1. Parse a vault folder (e.g. `Data-archive/`)
2. For each note:
   - Read title from filename or YAML
   - Extract frontmatter (tags, aliases)
   - Extract links (e.g., `[[note-title]]`)
   - Extract summary (e.g., first 100 words of the note)
3. Track inlinks/outlinks
4. Save as a structured `vault_index.json`

# Code

In [1]:
# Re-running with inlinks and assuming dependencies are now installed

import os
import json
import re
from pathlib import Path
from collections import defaultdict
import yaml
from markdown import markdown
from bs4 import BeautifulSoup

In [None]:

# === CONFIGURATION ===
VAULT_PATH = Path("C:/Users/RhysL/Desktop/Data-Archive/content/standardised")
OUTPUT_PATH = "vault_index.json"

# === HELPERS ===
def extract_frontmatter(md_text):
    match = re.match(r'^---\n(.*?)\n---\n(.*)', md_text, re.DOTALL)
    if match:
        frontmatter = yaml.safe_load(match.group(1))
        content = match.group(2)
    else:
        frontmatter = {}
        content = md_text
    return frontmatter, content

def extract_links(content):
    return re.findall(r'\[\[([^\]]+)\]\]', content)

def markdown_to_text(md_content):
    html = markdown(md_content)
    soup = BeautifulSoup(html, features="html.parser")
    return soup.get_text()

def get_note_id(note_path):
    return note_path.stem.replace(" ", "_").lower()

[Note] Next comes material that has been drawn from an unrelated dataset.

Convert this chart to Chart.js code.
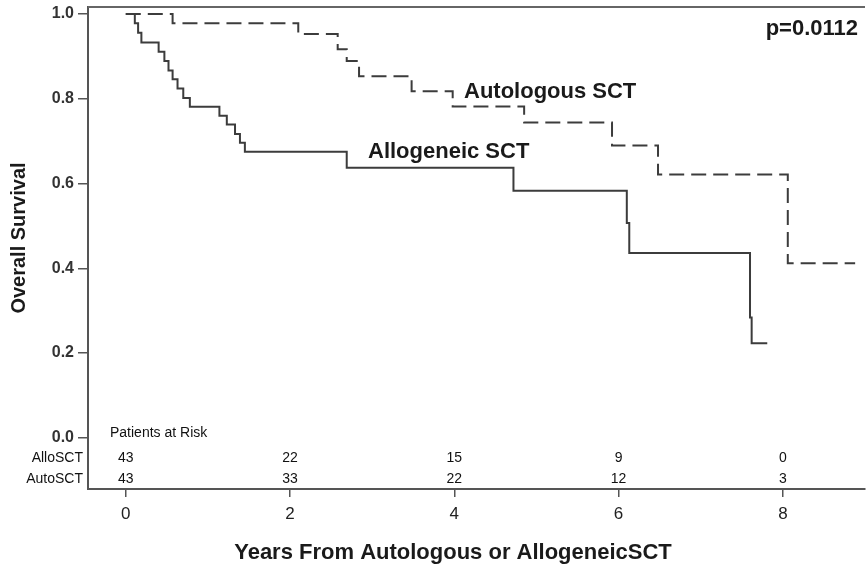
<!DOCTYPE html>
<html>
<head>
<meta charset="utf-8">
<script src="https://cdn.jsdelivr.net/npm/chart.js@4.4.1/dist/chart.umd.min.js"></script>
<style>
    html, body { margin: 0; padding: 0; background: #fff; }
    #wrap { width: 866px; height: 572px; }
</style>
</head>
<body>
<div id="wrap"><canvas id="km" width="866" height="572"></canvas></div>
<script>
    // Kaplan-Meier overall survival, AlloSCT vs AutoSCT
    var alloTime = [0, 0.11, 0.15, 0.19, 0.40, 0.47, 0.52, 0.57, 0.63, 0.70, 0.78, 1.14, 1.23, 1.33, 1.39, 1.45, 2.69, 4.72, 6.10, 6.13, 7.60, 7.62, 7.81];
    var alloSurv = [1.0, 0.978, 0.956, 0.933, 0.911, 0.889, 0.867, 0.846, 0.824, 0.802, 0.781, 0.760, 0.739, 0.717, 0.696, 0.675, 0.637, 0.583, 0.507, 0.436, 0.284, 0.223, 0.223];

    var autoTime = [0, 0.57, 2.10, 2.58, 2.69, 2.84, 3.48, 3.98, 4.85, 5.92, 6.48, 8.06, 8.88];
    var autoSurv = [1.0, 0.978, 0.953, 0.917, 0.889, 0.853, 0.818, 0.782, 0.744, 0.690, 0.621, 0.412, 0.412];

    var xTicks = [0, 2, 4, 6, 8];
    var yTicks = [0, 0.2, 0.4, 0.6, 0.8, 1.0];

    var riskYears = [0, 2, 4, 6, 8];
    var alloRisk = [43, 22, 15, 9, 0];
    var autoRisk = [43, 33, 22, 12, 3];

    var FONT = "'Liberation Sans', Arial, Helvetica, sans-serif";
    var LINE = '#3c3c3c';
    var AXIS = '#555';

    function toPoints(xs, ys) {
        return xs.map(function (x, i) { return { x: x, y: ys[i] }; });
    }

    // text that Chart.js has no slot for: titles, curve labels, p value, risk table
    var annotations = {
        id: 'annotations',
        afterDraw: function (chart) {
            var ctx = chart.ctx;
            var area = chart.chartArea;
            var xs = chart.scales.x;

            ctx.save();
            // top frame line
            ctx.strokeStyle = '#666';
            ctx.lineWidth = 2;
            ctx.beginPath();
            ctx.moveTo(area.left, area.top);
            ctx.lineTo(area.right, area.top);
            ctx.stroke();

            ctx.fillStyle = '#1a1a1a';
            ctx.font = 'bold 22px ' + FONT;
            ctx.textBaseline = 'alphabetic';
            ctx.textAlign = 'left';
            ctx.fillText('Autologous SCT', 464, 98);
            ctx.fillText('Allogeneic SCT', 368, 158);
            ctx.textAlign = 'right';
            ctx.fillText('p=0.0112', 858, 35);

            // axis titles
            ctx.textAlign = 'center';
            ctx.textBaseline = 'middle';
            ctx.fillText('Years From Autologous or AllogeneicSCT', 453, 553);
            ctx.save();
            ctx.translate(19, 238);
            ctx.rotate(-Math.PI / 2);
            ctx.font = 'bold 20px ' + FONT;
            ctx.fillText('Overall Survival', 0, 0);
            ctx.restore();

            // patients at risk table
            ctx.font = '14px ' + FONT;
            ctx.fillStyle = '#111';
            ctx.textAlign = 'left';
            ctx.fillText('Patients at Risk', 110, 433);
            ctx.textAlign = 'right';
            ctx.fillText('AlloSCT', 83, 458);
            ctx.fillText('AutoSCT', 83, 479);
            ctx.textAlign = 'center';
            riskYears.forEach(function (yr, i) {
                var px = xs.getPixelForValue(yr);
                ctx.fillText(String(alloRisk[i]), px, 458);
                ctx.fillText(String(autoRisk[i]), px, 479);
            });
            ctx.restore();
        }
    };

    new Chart(document.getElementById('km').getContext('2d'), {
        type: 'line',
        data: {
            datasets: [{
                label: 'Allogeneic SCT',
                data: toPoints(alloTime, alloSurv),
                borderColor: LINE,
                borderWidth: 2,
                stepped: true,
                pointRadius: 0,
                fill: false
            }, {
                label: 'Autologous SCT',
                data: toPoints(autoTime, autoSurv),
                borderColor: LINE,
                borderWidth: 2,
                borderDash: [15, 7],
                stepped: true,
                pointRadius: 0,
                fill: false
            }]
        },
        options: {
            responsive: false,
            devicePixelRatio: 1,
            animation: false,
            layout: { padding: { top: 7, right: 1, left: 0, bottom: 0 } },
            plugins: {
                legend: { display: false },
                tooltip: { enabled: false }
            },
            scales: {
                x: {
                    type: 'linear',
                    min: -0.46,
                    max: 9.0,
                    afterBuildTicks: function (s) { s.ticks = xTicks.map(function (v) { return { value: v }; }); },
                    afterFit: function (s) { s.height = 83; s.paddingLeft = 0; s.paddingRight = 0; },
                    border: { display: true, color: AXIS, width: 2 },
                    grid: { display: true, drawOnChartArea: false, drawTicks: true, tickLength: 8, color: AXIS, lineWidth: 1.5 },
                    ticks: {
                        color: '#222',
                        font: { family: FONT, size: 17 },
                        padding: 7,
                        maxRotation: 0,
                        callback: function (v) { return String(v); }
                    }
                },
                y: {
                    type: 'linear',
                    min: -0.121,
                    max: 1.0166,
                    afterBuildTicks: function (s) { s.ticks = yTicks.map(function (v) { return { value: v }; }); },
                    afterFit: function (s) { s.width = 88; s.paddingTop = 0; s.paddingBottom = 0; },
                    border: { display: true, color: AXIS, width: 2 },
                    grid: { display: true, drawOnChartArea: false, drawTicks: true, tickLength: 10, color: AXIS, lineWidth: 1.5 },
                    ticks: {
                        color: '#333',
                        font: { family: FONT, size: 16, weight: 'bold' },
                        padding: 4,
                        callback: function (v) { return Number(v).toFixed(1); }
                    }
                }
            }
        },
        plugins: [annotations]
    });
</script>
</body>
</html>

def summarise_text(text, word_limit=100):
    words = text.strip().split()
    return " ".join(words[:word_limit]) + ("..." if len(words) > word_limit else "")

# === MAIN FUNCTION ===
def index_vault(vault_path):
    vault_index = {}
    outlink_map = defaultdict(list)

    for note_path in vault_path.rglob("*.md"):
        with open(note_path, 'r', encoding='utf-8') as f:
            raw_md = f.read()

        frontmatter, content = extract_frontmatter(raw_md)
        plain_text = markdown_to_text(content)
        note_id = get_note_id(note_path)

        title = frontmatter.get("title", note_path.stem)
        tags = frontmatter.get("tags", [])
        aliases = frontmatter.get("aliases", [])
        outlinks = extract_links(content)

        vault_index[note_id] = {
            "title": title,
            "path": str(note_path),
            "tags": tags,
            "aliases": aliases,
            "outlinks": outlinks,
            "inlinks": [],
            "summary": summarise_text(plain_text, word_limit=25)
        }

        for link in outlinks:
            target_id = link.replace(" ", "_").lower()
            outlink_map[target_id].append(note_id)

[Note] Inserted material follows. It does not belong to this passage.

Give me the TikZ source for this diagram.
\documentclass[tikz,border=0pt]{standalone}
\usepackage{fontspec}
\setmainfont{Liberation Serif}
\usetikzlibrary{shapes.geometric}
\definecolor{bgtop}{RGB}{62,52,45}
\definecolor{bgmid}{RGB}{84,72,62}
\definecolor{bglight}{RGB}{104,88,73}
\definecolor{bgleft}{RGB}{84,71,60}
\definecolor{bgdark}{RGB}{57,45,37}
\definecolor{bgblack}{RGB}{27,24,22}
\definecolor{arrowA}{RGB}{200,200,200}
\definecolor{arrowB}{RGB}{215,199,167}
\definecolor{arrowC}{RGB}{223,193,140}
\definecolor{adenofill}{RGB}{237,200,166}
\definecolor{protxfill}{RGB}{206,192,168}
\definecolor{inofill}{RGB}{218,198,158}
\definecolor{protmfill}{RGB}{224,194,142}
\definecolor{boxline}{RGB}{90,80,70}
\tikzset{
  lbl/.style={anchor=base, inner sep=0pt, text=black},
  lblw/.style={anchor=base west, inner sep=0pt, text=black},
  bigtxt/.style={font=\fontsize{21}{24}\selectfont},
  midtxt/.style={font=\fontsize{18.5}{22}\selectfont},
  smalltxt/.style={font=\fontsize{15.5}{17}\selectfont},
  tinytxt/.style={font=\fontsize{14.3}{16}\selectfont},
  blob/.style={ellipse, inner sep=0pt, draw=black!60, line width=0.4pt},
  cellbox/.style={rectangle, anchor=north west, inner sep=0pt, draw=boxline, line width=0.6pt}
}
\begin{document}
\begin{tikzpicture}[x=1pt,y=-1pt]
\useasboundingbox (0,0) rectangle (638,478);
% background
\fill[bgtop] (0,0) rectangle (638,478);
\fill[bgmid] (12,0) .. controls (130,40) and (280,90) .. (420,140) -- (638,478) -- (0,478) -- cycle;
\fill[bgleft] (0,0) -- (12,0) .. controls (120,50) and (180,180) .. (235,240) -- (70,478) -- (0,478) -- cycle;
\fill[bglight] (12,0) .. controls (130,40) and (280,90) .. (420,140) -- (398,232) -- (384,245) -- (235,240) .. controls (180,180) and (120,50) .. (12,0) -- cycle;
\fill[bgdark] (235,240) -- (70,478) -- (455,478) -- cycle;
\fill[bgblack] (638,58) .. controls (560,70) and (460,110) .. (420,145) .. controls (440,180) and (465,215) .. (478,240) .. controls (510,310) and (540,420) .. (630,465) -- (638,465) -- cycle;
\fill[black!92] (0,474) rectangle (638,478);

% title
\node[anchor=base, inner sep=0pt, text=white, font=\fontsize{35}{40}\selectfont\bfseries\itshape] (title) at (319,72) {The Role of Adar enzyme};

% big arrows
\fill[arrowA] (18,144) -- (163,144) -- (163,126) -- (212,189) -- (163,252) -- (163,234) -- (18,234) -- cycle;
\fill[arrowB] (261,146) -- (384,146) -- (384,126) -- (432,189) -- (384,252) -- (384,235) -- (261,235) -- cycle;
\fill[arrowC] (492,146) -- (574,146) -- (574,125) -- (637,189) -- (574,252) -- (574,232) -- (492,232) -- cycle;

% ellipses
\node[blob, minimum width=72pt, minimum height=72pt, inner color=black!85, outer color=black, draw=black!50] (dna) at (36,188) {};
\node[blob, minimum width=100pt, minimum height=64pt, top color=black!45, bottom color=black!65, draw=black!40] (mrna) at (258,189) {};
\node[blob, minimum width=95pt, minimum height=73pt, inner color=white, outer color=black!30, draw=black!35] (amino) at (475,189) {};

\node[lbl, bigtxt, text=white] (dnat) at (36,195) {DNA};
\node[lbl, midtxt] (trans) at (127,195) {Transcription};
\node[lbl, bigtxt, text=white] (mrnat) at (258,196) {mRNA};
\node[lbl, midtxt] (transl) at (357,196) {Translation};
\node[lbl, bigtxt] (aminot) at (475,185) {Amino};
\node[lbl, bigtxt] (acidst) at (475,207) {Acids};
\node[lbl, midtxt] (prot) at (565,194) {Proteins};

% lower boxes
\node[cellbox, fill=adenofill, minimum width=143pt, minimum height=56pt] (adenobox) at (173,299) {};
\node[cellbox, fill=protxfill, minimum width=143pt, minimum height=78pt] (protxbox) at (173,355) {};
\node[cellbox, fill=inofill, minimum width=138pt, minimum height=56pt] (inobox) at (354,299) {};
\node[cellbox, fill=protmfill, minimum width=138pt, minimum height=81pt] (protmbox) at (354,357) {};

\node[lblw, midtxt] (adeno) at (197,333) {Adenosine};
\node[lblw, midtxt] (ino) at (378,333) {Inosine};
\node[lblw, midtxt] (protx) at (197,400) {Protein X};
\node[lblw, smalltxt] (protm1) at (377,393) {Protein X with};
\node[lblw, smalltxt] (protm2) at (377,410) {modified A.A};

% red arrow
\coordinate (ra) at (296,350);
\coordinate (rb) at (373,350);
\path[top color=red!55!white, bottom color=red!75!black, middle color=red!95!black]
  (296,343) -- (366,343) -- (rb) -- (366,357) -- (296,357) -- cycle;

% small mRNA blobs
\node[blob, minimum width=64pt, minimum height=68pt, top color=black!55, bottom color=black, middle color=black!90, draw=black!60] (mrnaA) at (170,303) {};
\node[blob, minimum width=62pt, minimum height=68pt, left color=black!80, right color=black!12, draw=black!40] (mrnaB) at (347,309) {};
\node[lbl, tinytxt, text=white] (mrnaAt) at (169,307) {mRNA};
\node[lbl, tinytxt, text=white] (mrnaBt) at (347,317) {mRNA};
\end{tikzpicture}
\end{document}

    # Fill inlinks from outlink_map
    for target_id, sources in outlink_map.items():
        if target_id in vault_index:
            vault_index[target_id]["inlinks"] = list(set(sources))

    return vault_index

# === EXECUTION ===
vault_index = index_vault(VAULT_PATH)

# Save JSON
with open(OUTPUT_PATH, "w", encoding="utf-8") as f:
    json.dump(vault_index, f, indent=2)

['1-on-1_template',
 'ab_testing',
 'accessing_gen_ai_generated_content',
 'accuracy',
 'acid_transaction']

In [None]:
list(vault_index.keys())[:5]  # Show a sample of indexed note IDs

In [3]:
# load vault_index.json
with open("vault_index.json", "r", encoding="utf-8") as f:
    vault_index = json.load(f)

In [5]:
# get detail for a specific note
title="1-on-1 Template"
vault_index["1-on-1_template"]

{'title': '1-on-1 Template',
 'path': 'C:\\Users\\RhysL\\Desktop\\Data-Archive\\content\\standardised\\1-on-1 Template.md',
 'tags': [],
 'aliases': [],
 'outlinks': [],
 'inlinks': ['documentation_&_meetings'],
 'summary': "Decisions [Your name] add decisions that need to be made [Other person's name] add decisions that need to be made Action items [Your name] add next steps from the discussion [Other person's name] add next steps from the discussion Topics to discuss (bi-directional) [Your name] add topics or questions to discuss together [Other person's name] add topics or questions to discuss together Updates (uni-directional - no action needed) [Your name] add updates with no action needed [Other person's name] add updates with no action needed"}